------ RECORDS FOR PROCESSING ------

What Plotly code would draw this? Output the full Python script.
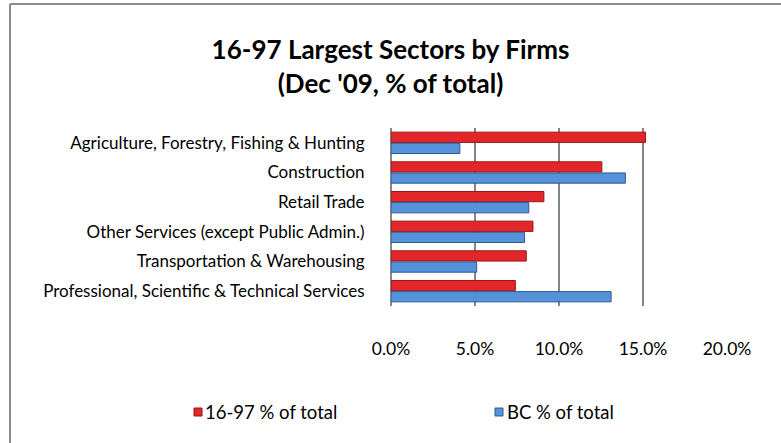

------
------ RECORDS FOR PROCESSING ------

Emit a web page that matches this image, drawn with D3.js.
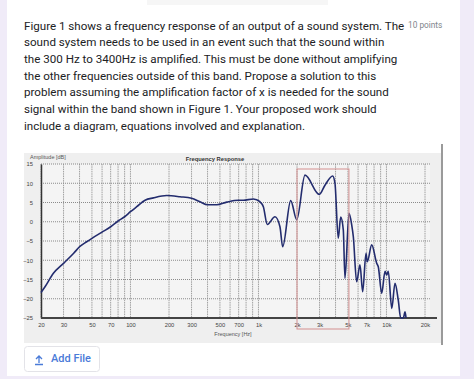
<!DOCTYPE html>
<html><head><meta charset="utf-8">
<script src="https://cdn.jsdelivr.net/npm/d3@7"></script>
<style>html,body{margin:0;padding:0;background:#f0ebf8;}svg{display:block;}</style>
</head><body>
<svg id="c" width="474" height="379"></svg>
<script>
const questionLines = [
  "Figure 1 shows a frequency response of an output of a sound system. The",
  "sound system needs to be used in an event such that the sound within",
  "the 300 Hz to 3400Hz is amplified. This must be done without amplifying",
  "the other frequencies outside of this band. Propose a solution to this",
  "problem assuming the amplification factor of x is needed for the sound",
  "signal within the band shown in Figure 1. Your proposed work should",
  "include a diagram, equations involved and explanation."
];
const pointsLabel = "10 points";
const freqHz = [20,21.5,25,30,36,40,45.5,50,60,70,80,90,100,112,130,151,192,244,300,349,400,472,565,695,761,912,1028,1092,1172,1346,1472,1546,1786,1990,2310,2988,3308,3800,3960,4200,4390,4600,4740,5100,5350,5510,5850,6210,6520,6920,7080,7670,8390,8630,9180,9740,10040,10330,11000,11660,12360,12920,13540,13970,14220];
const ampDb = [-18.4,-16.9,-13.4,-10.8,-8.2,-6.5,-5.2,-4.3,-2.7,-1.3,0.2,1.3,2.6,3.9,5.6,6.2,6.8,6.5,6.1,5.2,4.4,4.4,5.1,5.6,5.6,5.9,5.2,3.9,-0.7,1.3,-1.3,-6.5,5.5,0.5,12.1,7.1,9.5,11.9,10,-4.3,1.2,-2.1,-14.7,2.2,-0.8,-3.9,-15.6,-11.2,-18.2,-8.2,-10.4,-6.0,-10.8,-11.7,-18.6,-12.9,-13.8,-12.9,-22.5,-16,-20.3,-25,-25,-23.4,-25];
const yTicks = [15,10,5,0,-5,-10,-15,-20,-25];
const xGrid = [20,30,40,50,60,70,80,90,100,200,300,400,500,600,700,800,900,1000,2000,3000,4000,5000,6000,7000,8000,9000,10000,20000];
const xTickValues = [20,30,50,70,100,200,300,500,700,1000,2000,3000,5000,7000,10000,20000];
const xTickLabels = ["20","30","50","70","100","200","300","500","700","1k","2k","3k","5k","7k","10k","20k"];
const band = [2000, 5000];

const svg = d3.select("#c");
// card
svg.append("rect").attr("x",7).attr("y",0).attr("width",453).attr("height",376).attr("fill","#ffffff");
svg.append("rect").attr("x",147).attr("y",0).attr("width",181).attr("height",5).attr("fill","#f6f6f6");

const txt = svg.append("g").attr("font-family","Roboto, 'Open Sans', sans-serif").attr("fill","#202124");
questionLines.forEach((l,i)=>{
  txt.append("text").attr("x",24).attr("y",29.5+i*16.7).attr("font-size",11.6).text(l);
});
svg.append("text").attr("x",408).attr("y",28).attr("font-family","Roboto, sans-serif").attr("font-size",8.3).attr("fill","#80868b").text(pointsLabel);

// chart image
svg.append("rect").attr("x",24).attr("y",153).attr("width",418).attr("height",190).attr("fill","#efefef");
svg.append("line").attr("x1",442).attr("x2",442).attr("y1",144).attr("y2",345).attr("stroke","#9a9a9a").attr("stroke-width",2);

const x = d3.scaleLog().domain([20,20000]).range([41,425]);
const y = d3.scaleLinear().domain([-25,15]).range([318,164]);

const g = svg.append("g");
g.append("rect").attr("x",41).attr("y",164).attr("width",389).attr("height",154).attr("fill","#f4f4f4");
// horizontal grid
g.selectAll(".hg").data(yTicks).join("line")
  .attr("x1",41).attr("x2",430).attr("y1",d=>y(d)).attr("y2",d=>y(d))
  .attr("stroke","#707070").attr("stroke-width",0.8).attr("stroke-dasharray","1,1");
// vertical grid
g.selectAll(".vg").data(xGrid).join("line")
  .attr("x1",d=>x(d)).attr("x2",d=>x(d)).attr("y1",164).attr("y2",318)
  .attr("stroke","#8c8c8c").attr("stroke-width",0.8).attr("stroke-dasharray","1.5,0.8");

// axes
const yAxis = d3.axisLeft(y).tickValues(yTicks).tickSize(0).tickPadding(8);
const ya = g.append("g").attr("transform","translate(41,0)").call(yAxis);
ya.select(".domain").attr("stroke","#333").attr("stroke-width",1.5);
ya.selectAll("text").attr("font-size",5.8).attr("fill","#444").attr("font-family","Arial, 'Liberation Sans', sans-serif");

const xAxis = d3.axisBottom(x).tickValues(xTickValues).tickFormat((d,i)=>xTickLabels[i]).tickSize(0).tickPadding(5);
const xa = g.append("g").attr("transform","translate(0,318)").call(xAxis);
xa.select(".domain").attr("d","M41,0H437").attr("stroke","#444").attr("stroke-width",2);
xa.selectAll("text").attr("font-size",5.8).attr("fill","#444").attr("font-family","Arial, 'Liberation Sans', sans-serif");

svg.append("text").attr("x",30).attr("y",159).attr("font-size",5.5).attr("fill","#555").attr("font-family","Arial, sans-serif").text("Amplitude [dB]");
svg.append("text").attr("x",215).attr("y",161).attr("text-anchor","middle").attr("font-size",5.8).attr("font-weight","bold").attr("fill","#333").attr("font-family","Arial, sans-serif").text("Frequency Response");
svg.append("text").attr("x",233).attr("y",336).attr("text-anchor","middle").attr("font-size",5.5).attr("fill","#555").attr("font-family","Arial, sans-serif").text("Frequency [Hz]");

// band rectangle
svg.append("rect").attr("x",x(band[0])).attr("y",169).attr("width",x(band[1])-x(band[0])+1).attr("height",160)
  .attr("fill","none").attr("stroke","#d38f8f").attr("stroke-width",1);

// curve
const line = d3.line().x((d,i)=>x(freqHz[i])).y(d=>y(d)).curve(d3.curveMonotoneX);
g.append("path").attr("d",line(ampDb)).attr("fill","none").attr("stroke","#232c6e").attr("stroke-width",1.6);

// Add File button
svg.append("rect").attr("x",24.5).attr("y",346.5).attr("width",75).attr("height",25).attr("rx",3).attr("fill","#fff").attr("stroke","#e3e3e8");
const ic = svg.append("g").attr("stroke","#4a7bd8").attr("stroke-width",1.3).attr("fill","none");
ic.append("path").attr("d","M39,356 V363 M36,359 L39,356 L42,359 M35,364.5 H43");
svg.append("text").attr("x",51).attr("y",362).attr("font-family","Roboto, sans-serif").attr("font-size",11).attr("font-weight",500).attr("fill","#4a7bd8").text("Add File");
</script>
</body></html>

------

**WRITTEN TASK**
How many of the lines above hold the word "image"? Give only that number.

**TASK ANSWER**
2